Citing a friend and business partner, TMZ reported that Holliday, 61, died Sunday at a Simi Valley hospital, where he had been since mid-August. He was not vaccinated, and was on a ventilator in recent days, the website reported.
On March 3, 1991, Holliday stood on the balcony of his apartment and used his Sony Video8 Handycam to record four white Los Angeles police officers using batons, Tasers and feet to subdue a Black man later identified as King, whose name quickly became globally synonymous with police brutality.
King, a former John Muir High School and was an unemployed construction worker at the time of the incident, had been drinking and was on probation for a robbery conviction when he was stopped by police near Lake View Terrace, along the Foothill 210 Freeway.

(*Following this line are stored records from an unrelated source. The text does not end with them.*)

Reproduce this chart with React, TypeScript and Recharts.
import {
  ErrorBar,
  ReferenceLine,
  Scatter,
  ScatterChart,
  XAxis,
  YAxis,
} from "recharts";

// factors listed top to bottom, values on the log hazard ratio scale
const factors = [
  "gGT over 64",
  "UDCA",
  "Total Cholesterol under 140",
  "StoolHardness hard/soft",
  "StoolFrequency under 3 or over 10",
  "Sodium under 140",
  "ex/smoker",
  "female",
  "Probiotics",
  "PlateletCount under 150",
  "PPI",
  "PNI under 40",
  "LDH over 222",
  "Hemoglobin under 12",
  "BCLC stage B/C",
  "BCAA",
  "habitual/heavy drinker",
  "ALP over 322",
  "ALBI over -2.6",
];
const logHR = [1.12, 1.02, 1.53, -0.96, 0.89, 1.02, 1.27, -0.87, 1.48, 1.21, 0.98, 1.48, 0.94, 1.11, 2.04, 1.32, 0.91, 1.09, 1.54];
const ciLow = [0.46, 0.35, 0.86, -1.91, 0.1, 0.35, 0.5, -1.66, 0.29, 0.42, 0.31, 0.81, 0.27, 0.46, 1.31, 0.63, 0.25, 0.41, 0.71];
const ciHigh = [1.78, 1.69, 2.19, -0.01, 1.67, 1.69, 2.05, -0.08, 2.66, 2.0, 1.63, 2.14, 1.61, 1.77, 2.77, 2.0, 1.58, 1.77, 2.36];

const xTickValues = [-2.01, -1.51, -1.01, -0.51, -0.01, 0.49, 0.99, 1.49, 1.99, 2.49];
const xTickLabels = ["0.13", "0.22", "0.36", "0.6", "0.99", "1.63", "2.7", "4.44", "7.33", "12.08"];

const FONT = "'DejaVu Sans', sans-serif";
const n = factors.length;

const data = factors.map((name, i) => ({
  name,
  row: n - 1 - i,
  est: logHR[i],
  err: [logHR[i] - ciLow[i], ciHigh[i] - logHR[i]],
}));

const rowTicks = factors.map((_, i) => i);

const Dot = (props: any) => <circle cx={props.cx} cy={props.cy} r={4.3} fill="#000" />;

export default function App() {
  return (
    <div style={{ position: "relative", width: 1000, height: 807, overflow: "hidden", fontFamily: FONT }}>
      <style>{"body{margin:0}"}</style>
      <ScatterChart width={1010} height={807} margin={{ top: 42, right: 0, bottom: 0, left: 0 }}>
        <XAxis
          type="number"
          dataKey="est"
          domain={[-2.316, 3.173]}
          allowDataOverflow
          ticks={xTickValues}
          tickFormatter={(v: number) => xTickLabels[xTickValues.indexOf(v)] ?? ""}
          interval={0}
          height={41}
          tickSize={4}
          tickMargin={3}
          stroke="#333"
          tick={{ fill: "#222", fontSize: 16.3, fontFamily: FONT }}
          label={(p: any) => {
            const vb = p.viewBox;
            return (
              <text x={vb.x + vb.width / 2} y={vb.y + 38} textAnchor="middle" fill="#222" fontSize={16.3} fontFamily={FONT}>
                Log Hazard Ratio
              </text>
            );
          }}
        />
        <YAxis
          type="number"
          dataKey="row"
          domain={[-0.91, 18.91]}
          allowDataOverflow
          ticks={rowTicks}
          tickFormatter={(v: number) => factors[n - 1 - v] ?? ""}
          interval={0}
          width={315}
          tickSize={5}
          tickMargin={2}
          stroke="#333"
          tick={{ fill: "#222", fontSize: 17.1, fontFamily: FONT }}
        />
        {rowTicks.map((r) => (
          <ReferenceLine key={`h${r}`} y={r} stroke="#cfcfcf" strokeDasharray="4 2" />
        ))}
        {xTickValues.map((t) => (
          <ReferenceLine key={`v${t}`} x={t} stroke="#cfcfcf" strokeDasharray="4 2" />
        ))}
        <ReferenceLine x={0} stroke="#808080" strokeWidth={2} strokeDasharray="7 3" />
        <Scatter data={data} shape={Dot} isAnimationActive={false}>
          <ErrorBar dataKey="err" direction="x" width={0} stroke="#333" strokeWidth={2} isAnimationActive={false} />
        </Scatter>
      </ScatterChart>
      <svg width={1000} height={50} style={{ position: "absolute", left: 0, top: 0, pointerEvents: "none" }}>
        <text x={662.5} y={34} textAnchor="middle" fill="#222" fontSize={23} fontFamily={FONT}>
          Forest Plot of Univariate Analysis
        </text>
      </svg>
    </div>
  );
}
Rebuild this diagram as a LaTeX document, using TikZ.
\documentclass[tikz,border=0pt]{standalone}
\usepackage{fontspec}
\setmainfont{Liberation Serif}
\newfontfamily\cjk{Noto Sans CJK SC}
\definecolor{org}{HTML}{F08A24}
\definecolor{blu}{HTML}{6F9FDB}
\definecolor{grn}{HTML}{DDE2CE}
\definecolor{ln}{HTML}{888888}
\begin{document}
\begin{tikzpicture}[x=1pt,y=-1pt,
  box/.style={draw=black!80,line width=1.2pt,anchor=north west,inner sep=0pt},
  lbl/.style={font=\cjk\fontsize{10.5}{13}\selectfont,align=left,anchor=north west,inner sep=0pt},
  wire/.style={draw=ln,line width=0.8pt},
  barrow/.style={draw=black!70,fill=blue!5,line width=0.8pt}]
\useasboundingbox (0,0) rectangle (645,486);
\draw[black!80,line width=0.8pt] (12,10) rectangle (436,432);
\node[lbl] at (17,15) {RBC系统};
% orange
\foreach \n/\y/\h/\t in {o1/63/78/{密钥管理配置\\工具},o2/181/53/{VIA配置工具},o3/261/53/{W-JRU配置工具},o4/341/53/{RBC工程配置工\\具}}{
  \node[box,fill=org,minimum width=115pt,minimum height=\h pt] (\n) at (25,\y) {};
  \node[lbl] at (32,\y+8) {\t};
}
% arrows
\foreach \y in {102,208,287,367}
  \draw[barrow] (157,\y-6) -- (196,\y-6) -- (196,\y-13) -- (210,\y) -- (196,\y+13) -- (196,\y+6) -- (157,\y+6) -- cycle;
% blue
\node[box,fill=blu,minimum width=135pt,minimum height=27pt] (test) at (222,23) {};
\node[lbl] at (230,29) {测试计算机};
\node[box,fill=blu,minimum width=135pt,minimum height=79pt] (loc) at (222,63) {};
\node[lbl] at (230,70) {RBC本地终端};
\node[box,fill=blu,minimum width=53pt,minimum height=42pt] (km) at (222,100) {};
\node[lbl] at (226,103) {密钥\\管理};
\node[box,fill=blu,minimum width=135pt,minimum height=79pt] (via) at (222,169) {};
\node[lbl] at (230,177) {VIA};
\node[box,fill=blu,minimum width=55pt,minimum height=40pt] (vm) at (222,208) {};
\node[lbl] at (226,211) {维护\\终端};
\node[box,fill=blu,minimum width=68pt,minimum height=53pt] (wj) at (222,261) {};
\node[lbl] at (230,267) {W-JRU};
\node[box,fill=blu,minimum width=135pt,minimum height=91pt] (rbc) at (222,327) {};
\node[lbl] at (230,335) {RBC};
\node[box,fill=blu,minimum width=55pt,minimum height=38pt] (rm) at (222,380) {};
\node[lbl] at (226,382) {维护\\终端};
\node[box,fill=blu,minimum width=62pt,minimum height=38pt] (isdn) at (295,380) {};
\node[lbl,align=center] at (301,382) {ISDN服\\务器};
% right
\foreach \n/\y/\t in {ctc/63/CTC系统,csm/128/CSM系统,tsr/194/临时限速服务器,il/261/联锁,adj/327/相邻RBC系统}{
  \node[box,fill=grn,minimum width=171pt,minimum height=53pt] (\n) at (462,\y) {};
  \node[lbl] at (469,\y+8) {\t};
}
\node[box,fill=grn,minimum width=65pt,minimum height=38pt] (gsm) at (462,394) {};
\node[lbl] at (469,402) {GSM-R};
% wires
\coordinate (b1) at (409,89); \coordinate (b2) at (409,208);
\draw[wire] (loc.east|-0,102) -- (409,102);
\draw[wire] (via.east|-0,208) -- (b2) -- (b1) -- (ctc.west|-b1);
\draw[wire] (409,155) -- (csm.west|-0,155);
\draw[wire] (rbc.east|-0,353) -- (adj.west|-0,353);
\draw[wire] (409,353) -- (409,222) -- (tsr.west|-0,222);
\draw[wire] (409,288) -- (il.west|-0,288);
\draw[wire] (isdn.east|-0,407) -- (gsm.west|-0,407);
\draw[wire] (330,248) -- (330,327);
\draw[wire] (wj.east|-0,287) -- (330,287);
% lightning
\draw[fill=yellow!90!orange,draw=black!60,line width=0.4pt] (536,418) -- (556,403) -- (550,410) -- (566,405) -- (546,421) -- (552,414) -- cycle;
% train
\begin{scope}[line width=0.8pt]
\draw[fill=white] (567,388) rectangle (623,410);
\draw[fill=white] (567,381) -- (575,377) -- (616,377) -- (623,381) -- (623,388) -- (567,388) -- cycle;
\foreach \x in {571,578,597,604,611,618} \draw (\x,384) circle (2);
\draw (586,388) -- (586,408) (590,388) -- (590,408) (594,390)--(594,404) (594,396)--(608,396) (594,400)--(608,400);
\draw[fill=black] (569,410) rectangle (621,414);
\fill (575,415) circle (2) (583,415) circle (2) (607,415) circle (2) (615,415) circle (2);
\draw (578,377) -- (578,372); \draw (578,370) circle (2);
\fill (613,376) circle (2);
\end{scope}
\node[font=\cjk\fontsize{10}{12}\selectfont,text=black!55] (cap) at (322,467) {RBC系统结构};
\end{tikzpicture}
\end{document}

King was instructed to pull over for speeding. He eventually stopped his car in front of Holliday’s apartment building, where LAPD officers took charge of the traffic stop that degenerated into a violent confrontation as officers trying to subdue King pounded on him repeatedly, as others looked on.
King was left with skull fractures, broken bones and teeth, and permanent brain damage.
The commotion outside his window awoke Holliday, who recorded the beating just after midnight and contacted KTLA 5 later that day. The station became the first to air the footage that would be seen across the globe, becoming what would today be considered a viral video.
The video led to upheaval within the LAPD, sparking calls for the ouster of then-Chief Daryl Gates and prompting the appointment of the Christopher Commission to examine the inner workings of the LAPD and allegations of excessive force and institutional racism.
When the four officers involved in the King beating were acquitted a year later of excessive use of force by a jury in Simi Valley, five days of rioting ensued in Los Angeles, resulting in 54 deaths and more than 2,400 injuries, scores of destroyed buildings and other property damage, and more than 12,000 arrests. The acquitted police officers were later convicted of violating Rodney King’s civil rights in a federal court trial.
King died in Rialto on June 17, 2012 of what was described as an accidental drowning. He was 47. Before his death, he authored “The Riot Within: My Journey from Rebellion to Redemption.”
The grainy footage Holliday shot that night made the then-31-year-old plumber a pioneer of citizen journalism. The Sony video camera used to record the episode went up for auction last July, with bidding starting at $225,000, but it was unclear if it was ever sold.
Holliday told The New York Times last year that he was still working as a plumber, never profiting from the video, which was still in the possession of federal authorities.
He told the newspaper he had purchased the video camera about a month before the King beating, and he grabbed it instinctively when he and his wife were awakened by the police ruckus outside his window.
“You know how it is when you have a new piece of technology,” he told the paper. “You film anything and everything.”